Emacs Lisp: Adding Tests: ert-runner and overseer

In the previous Adding Tests post I found that running M-x ert on its own did not always pick up added or removed tests, but that a test running tool called ert-runner might fix this. It does, and adding another tool called overseer makes it easy to run tests or subsets of tests without leaving Emacs.

Here’s how I got there:

  1. Install Cask to manage project dependencies, as ert-runner uses it to run the tests from the command-line. I found that the default brew install cask didn’t set up ~/.cask/cask.el properly, but the longer curl -fsSL https://raw.githubusercontent.com/cask/cask/master/go | python did.

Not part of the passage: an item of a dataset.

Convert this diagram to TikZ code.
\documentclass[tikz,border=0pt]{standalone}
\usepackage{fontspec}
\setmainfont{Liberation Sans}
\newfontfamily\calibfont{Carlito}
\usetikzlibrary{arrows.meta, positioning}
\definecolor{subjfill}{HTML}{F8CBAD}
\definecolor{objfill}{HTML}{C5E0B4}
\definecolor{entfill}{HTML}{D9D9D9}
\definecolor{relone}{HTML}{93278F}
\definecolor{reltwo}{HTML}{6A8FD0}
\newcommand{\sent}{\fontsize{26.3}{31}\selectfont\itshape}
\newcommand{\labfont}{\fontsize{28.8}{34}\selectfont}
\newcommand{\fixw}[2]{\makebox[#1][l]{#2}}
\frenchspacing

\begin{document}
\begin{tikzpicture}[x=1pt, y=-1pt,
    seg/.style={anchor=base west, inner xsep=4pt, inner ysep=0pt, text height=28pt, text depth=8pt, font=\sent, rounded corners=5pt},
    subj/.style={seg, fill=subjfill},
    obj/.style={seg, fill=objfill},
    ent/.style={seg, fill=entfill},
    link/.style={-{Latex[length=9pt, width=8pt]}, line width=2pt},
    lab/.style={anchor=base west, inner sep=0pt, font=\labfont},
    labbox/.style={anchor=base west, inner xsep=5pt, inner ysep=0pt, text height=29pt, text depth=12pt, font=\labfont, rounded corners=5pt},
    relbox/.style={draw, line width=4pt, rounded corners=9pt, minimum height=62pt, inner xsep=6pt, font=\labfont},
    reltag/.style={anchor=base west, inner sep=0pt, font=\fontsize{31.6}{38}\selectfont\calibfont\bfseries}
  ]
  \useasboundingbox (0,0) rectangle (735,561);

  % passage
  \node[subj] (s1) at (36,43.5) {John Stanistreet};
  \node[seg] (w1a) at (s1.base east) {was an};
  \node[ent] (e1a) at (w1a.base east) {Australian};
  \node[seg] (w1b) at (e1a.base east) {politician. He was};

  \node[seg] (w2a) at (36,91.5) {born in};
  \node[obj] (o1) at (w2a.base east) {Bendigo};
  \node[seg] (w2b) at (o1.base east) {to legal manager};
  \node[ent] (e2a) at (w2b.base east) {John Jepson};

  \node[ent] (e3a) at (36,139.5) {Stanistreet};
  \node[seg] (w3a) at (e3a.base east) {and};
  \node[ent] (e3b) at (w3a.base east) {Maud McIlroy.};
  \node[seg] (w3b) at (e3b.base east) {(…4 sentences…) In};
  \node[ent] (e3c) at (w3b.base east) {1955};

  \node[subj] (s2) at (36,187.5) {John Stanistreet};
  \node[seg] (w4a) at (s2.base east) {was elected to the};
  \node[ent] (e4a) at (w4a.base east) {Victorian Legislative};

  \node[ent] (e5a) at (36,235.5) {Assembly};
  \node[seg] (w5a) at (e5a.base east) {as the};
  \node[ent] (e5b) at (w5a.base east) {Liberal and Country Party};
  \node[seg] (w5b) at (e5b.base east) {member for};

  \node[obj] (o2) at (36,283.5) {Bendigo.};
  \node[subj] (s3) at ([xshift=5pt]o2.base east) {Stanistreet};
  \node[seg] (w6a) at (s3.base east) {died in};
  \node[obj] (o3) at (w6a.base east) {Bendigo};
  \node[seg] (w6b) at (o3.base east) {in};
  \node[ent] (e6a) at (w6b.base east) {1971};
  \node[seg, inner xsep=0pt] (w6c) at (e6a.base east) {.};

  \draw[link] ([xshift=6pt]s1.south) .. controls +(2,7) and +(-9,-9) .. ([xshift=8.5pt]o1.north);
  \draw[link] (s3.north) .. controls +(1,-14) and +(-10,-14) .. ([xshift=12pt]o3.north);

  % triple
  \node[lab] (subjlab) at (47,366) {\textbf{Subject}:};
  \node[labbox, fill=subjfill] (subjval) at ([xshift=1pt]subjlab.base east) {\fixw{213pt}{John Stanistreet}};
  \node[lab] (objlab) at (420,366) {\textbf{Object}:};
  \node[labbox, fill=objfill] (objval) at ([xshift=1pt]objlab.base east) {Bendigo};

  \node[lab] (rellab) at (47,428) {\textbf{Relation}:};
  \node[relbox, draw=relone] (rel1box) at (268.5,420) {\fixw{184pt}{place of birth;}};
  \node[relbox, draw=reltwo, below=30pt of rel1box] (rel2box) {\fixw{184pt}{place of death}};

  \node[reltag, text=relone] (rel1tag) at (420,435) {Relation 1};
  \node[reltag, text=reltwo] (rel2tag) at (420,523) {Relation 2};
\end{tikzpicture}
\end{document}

    • After that, the usage instructions mostly worked out of the tin.
      • Calling cask init --dev sets up a Cask file (think Gemfile from ruby projects) with a block of development dependencies. We aren’t using ecukes or el-mock yet, and we’ll add overseer.

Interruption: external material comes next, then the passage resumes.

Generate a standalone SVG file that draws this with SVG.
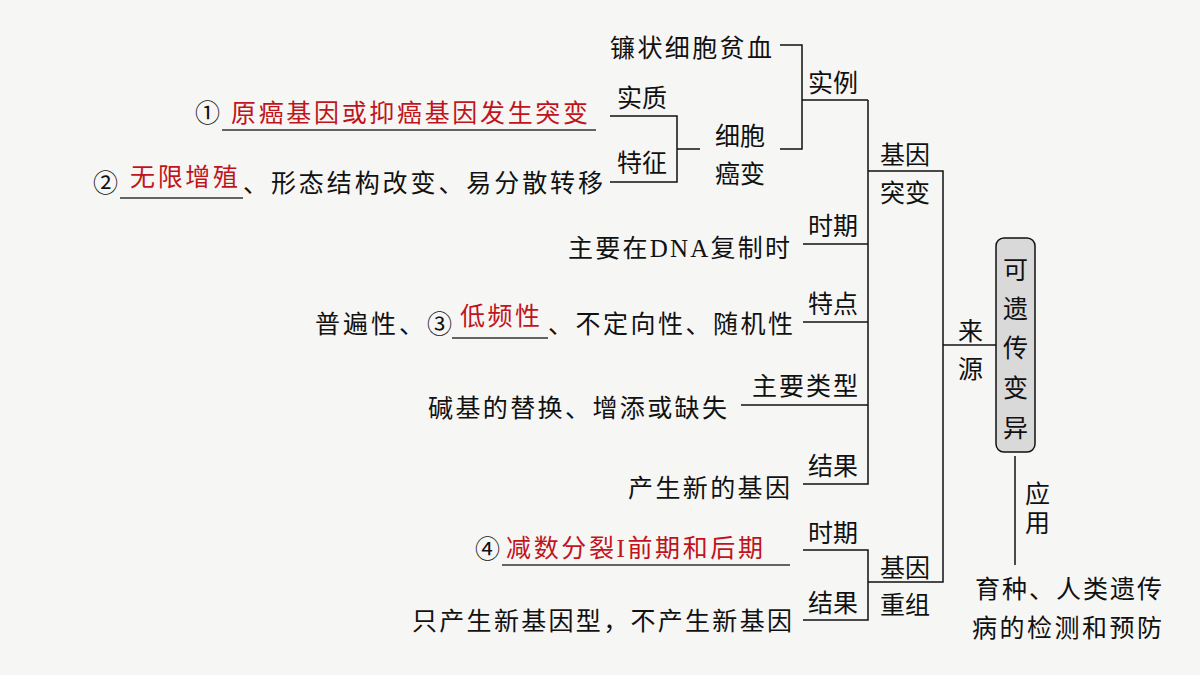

      • I also took out the (package-file "TODO") line, as it stopped cask install from running.
      • I had borrowed package-loading from bbatsov’s excellent Prelude: for now I’ve commented that out and put my Emacs package dependencies into the Cask file.
      • Running cask install puts all the packages in a .cask directory, so you might want to add that to .gitignore.

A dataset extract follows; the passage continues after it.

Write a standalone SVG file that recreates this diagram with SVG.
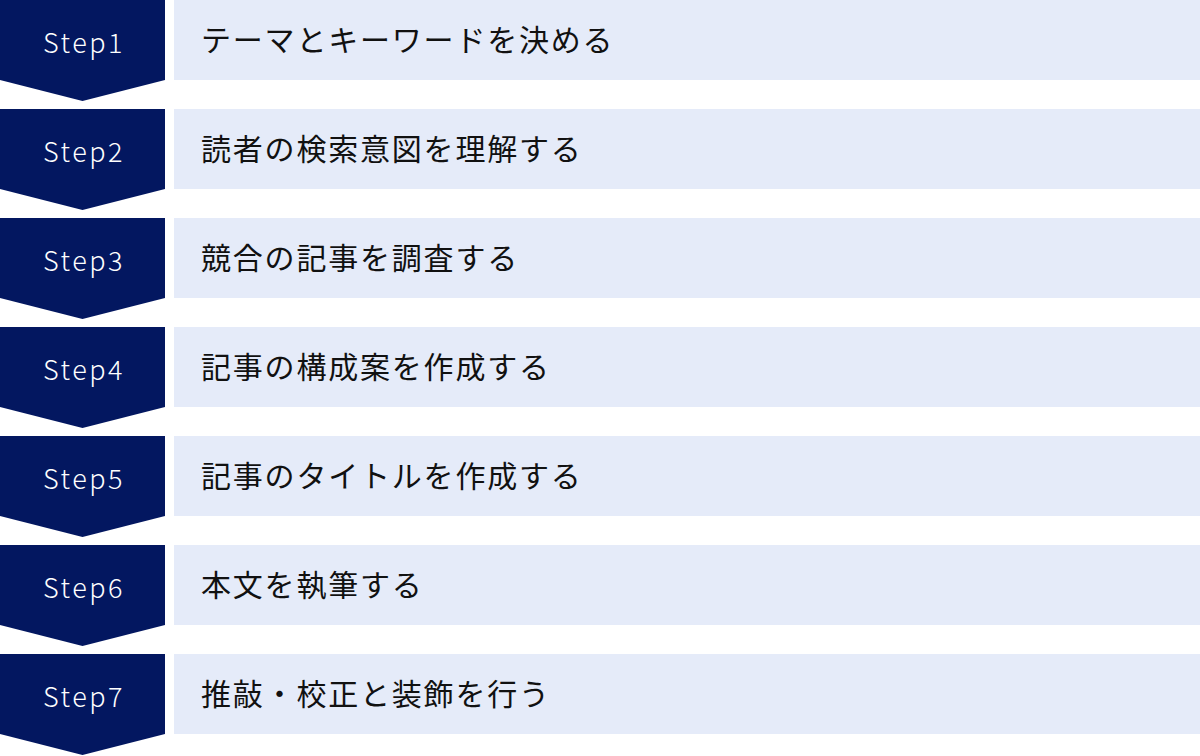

      • commit for adding Cask
  2. With ert-runner installed by Cask, from the command line, run cask exec ert-runner init. This creates a test directory and an empty test/test-helper.el file. Previously, our tests for the begin/end functionality were in the same file as the code: for ert-runner to be able to find them, they need to be in the test directory, in a file ending -test.el. So we move the tests from mods-org.el to test/mods-org-test.el.
    • The newbie / coming from Ruby mistake that I made at this point was to go to the command line and run cask exec ert-runner, expecting it to pick up the files automatically. This of course fails. We need to put a (provide 'mods-org) at the bottom of the mods-org.el file, and a (load-file "mods-org.el") at the top of test/mods-org-test.el.
    • Having done that, we can run the tests, and they all pass. Further, if some of them fail, we can do the usual thing: comment out all but one of them and re-run and, unlike with M-x ert, it picks up the changes and just runs a single test.
    • commit for reorganizing tests
  3. When going out to the command line or popping open a shell to run cask exec ert-runner every time proves irksome, we can take advantage of the fact that we also added overseer, which gives us some handy shortcuts. With a single test file so far, I have been using C-c , b to run all the tests from the buffer.

Thanks to Sacha Chua for unblocking me at one point, and sharing a draft post which takes things further into continuous integration and test coverage tools.